Le premier budget des conservateurs en matière de culture était surévalué. De plus, une partie des sommes allouées aux arts a été réaffectée au sport et au multiculturalisme. Voilà ce qui ressort d'un rapport de la Conférence canadienne des arts (CCA), que La Presse a obtenu.

L'étude sera rendue publique aujourd'hui. Elle remet en perspective les affirmations des conservateurs, qui soutiennent avoir augmenté de 8% le financement de la culture.

 

«On peut difficilement comparer le budget du gouvernement Martin (2005-2006) au premier des conservateurs (2006-2007), prévient Alain Pineau, directeur général du CCA. Pour comprendre pourquoi, il faut faire une distinction entre le budget principal et le budget supplémentaire. Au déclenchement des élections en novembre 2005, les sommes supplémentaires n'avaient pas encore été comptabilisées. Elles ont donc dû être inscrites dans le budget suivant. Cela le gonfle artificiellement. Les dépenses des libéraux sont ainsi sous-évaluées, et celles des conservateurs sont surévaluées.»

Depuis ce premier budget conservateur, «le financement total des subventions et des programmes de contributions clés du ministère du Patrimoine canadien est demeuré relativement (stable)», avance le rapport. Ce qui a changé, c'est la distribution des sommes.

Redistribution

Il n'y a pas eu d'argent frais, mais plutôt une redistribution de l'argent. Les gagnants: le sport et le multiculturalisme.

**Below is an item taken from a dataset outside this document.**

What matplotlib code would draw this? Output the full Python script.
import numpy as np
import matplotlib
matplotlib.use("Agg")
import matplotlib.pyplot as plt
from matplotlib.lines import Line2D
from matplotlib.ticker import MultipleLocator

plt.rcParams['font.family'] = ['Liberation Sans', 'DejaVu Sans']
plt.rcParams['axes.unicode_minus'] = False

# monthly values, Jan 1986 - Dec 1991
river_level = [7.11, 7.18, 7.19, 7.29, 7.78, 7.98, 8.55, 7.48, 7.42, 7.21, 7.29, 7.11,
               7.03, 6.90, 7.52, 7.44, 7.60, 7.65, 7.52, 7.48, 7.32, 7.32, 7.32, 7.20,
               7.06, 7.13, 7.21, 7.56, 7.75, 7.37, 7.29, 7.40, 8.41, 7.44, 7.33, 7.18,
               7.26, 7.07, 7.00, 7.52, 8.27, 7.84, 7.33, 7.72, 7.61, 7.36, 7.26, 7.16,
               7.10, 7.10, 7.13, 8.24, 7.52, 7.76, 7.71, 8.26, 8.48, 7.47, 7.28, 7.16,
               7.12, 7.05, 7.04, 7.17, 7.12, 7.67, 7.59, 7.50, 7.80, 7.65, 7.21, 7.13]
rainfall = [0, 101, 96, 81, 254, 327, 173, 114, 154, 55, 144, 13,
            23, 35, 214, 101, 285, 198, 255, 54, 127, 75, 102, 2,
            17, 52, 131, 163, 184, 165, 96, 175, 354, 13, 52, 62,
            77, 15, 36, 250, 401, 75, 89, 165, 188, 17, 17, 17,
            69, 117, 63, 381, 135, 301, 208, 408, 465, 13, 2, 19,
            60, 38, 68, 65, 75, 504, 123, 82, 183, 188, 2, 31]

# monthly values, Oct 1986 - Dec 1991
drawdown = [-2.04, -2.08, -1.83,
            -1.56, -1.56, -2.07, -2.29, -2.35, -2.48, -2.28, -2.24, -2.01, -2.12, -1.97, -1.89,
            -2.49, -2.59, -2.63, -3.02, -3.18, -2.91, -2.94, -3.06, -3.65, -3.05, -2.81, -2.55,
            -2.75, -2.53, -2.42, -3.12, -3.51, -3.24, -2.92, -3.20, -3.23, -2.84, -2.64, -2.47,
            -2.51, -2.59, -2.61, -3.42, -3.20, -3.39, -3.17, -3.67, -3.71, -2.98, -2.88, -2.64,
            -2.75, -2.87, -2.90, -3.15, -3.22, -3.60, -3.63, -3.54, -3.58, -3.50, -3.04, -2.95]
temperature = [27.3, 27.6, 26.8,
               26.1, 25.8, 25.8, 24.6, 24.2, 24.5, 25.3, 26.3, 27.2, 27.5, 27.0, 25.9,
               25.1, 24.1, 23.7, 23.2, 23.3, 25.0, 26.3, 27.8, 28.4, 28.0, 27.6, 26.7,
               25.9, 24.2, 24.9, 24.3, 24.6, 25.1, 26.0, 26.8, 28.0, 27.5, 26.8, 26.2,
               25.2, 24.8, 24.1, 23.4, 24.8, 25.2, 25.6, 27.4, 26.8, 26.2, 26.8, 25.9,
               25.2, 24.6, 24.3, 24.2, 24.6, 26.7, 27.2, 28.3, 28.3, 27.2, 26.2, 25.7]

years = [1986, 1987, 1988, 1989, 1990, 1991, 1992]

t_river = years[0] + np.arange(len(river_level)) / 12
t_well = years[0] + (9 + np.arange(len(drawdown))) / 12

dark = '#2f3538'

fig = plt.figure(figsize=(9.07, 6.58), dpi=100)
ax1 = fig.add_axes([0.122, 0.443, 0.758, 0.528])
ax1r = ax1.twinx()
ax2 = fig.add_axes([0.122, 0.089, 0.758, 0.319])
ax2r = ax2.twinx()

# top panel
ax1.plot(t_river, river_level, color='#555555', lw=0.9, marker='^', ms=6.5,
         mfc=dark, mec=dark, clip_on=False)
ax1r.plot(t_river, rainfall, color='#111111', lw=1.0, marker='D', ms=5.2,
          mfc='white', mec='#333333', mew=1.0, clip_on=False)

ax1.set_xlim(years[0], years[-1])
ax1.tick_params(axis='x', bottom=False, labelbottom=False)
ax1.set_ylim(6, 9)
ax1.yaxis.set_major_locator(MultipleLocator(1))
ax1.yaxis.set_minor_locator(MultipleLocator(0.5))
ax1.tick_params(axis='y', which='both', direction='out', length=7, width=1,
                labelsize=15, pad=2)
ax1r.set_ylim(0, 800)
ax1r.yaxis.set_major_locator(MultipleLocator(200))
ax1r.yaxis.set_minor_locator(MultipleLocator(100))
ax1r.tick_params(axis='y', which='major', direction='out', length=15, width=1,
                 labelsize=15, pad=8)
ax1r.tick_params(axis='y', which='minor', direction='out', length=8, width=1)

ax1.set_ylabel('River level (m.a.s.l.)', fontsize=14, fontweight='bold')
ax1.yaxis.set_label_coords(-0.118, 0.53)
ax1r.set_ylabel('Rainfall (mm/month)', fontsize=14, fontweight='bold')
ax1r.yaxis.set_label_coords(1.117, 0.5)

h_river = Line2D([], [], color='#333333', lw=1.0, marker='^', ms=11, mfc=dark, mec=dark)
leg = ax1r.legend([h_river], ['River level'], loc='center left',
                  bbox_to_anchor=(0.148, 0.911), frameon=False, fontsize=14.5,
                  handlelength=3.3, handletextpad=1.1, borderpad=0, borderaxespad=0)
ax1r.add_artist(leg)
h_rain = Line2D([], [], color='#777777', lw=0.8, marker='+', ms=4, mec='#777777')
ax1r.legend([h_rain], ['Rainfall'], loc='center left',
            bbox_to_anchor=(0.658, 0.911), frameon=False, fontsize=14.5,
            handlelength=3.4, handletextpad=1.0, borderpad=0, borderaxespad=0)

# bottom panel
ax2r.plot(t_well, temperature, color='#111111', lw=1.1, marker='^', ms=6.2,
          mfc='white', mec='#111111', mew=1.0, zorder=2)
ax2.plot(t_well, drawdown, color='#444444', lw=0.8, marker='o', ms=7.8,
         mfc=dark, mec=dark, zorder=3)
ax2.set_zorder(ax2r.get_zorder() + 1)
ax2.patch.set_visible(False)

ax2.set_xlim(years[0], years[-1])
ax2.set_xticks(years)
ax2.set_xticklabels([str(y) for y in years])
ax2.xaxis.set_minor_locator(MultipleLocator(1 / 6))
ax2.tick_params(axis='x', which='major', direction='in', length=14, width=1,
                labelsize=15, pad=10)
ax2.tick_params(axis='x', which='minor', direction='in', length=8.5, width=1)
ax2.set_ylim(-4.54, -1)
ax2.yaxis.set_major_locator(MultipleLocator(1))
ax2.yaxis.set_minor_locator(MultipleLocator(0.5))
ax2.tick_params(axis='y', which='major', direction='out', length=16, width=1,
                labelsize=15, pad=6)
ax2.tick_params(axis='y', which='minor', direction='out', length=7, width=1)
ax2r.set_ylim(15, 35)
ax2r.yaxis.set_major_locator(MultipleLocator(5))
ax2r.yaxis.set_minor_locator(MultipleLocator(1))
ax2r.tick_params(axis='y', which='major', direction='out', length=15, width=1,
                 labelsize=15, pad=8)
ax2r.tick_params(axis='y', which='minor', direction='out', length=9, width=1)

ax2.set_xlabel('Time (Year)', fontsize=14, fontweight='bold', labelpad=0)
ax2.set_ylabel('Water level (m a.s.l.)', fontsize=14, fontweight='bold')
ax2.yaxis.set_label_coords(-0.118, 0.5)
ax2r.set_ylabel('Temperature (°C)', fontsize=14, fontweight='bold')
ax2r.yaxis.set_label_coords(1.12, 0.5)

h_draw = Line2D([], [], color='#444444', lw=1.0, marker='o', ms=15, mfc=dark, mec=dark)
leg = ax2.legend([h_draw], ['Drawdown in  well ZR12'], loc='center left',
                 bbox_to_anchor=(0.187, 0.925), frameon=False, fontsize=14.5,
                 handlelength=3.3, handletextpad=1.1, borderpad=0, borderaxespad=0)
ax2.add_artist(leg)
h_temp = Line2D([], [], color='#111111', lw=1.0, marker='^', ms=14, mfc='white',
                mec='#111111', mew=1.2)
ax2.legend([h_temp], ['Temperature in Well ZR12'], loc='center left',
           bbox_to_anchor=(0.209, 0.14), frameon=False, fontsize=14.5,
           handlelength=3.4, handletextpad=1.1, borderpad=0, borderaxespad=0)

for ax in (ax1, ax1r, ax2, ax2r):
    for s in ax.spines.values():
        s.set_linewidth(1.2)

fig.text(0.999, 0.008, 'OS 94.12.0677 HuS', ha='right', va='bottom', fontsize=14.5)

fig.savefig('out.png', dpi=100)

Rappelons que Patrimoine Canada comporte deux volets: les «expériences culturelles» (surtout arts et institutions culturelles) et la «compréhension interculturelle» (surtout multiculturalisme et sport). Cette année, le budget du deuxième volet a augmenté de 46,1 millions. Celui du premier a diminué de 17,8 millions.

De 2007-2008 à 2008-2009, la proportion du financement de Patrimoine Canada au premier volet passera ainsi de 57 à 54,6%. Cette baisse s'explique notamment par les séries de coupes décriées par la communauté artistique (45 millions).

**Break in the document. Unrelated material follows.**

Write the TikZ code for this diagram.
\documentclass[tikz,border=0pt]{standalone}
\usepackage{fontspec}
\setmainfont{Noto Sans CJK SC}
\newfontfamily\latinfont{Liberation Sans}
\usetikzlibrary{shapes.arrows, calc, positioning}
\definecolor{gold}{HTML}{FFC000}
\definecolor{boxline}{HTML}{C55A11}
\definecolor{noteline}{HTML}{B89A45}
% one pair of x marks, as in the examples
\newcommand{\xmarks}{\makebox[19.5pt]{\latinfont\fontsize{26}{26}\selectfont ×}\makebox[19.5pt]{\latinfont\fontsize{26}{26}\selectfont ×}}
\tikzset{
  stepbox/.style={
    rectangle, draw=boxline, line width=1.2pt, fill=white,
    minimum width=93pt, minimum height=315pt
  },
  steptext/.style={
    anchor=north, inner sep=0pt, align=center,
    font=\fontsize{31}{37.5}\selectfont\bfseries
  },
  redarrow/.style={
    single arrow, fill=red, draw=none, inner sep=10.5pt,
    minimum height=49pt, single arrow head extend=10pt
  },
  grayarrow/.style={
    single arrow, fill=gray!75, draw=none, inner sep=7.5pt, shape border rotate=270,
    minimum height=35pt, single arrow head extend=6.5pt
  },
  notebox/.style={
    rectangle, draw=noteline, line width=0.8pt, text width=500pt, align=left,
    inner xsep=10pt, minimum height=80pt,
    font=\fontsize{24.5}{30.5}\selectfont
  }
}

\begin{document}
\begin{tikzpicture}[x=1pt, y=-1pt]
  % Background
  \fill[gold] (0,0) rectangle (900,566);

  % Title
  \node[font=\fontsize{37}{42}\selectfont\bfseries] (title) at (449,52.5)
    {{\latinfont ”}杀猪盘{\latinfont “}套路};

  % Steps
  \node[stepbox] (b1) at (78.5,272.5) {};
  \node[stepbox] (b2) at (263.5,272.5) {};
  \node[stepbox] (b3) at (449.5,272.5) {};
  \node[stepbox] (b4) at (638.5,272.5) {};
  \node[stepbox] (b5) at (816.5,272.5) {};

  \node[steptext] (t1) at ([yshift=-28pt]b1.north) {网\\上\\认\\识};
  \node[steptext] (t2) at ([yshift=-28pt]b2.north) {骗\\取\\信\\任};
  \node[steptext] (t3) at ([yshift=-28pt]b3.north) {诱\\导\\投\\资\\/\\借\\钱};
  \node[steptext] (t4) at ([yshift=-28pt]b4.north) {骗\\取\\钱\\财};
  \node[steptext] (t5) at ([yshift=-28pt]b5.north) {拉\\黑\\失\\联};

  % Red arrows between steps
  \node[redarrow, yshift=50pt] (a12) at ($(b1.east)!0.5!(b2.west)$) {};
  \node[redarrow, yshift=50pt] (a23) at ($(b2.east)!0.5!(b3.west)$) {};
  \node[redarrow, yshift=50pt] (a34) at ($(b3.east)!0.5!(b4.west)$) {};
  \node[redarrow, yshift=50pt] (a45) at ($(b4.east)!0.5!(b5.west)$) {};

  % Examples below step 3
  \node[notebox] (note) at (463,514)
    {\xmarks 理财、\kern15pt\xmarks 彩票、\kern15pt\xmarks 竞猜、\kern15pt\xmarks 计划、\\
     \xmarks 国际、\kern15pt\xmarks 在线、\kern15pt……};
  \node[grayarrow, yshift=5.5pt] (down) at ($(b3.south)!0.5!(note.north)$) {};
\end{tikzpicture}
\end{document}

L'argent de ces compressions a notamment été réaffecté au Conseil des arts, qui reçoit 30 millions de plus par année (somme récurrente). Il est aussi réaffecté à des éléments du second volet de Patrimoine Canada, dont le relais de la flamme olympique (49 millions en deux ans), le soutien aux athlètes pour les Jeux d'été (24 millions) et le Plan d'action sur les langues officielles (24,7 millions).

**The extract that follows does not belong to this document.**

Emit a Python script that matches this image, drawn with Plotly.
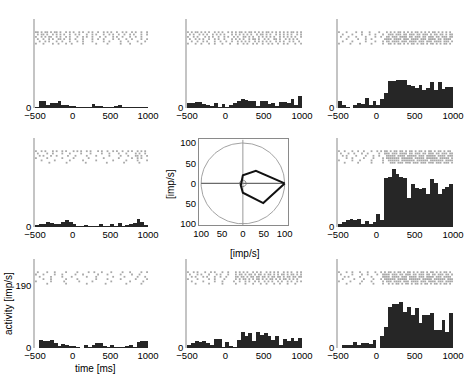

Tandis que la promotion des arts à l'étranger a été amputée, le financement des arts à l'échelle locale a augmenté. Le financement de Canada en fête! a passé de 13 à 32 millions (surtout à cause du 400e de Québec et du Congrès eucharistique international). Le budget du programme Développement des communautés par le biais des arts et du patrimoine (fêtes locales) a quant à lui passé de 3,092 à 7 millions.

Nouvelle coupe?

Le rapport ne comptabilise pas une coupe appréhendée: celle du Fonds des nouveaux médias (14,5 millions, dont 5 millions au Québec). «Les fonctionnaires nous ont dit: «On ne peut rien confirmer ou infirmer», dit Alain Pineau. Mais la rumeur est très forte. J'ai entendu des gens liés au programme dire qu'ils devront se chercher un nouvel emploi.»

Le 30 août, le Globe and Mail a annoncé la disparition du Fonds des nouveaux médias. Des fonctionnaires ont depuis confié à la ministre québécoise de la Culture, Christine St-Pierre, que l'abolition serait imminente. Plus tôt cette semaine, la ministre Josée Verner a nié cette éventualité.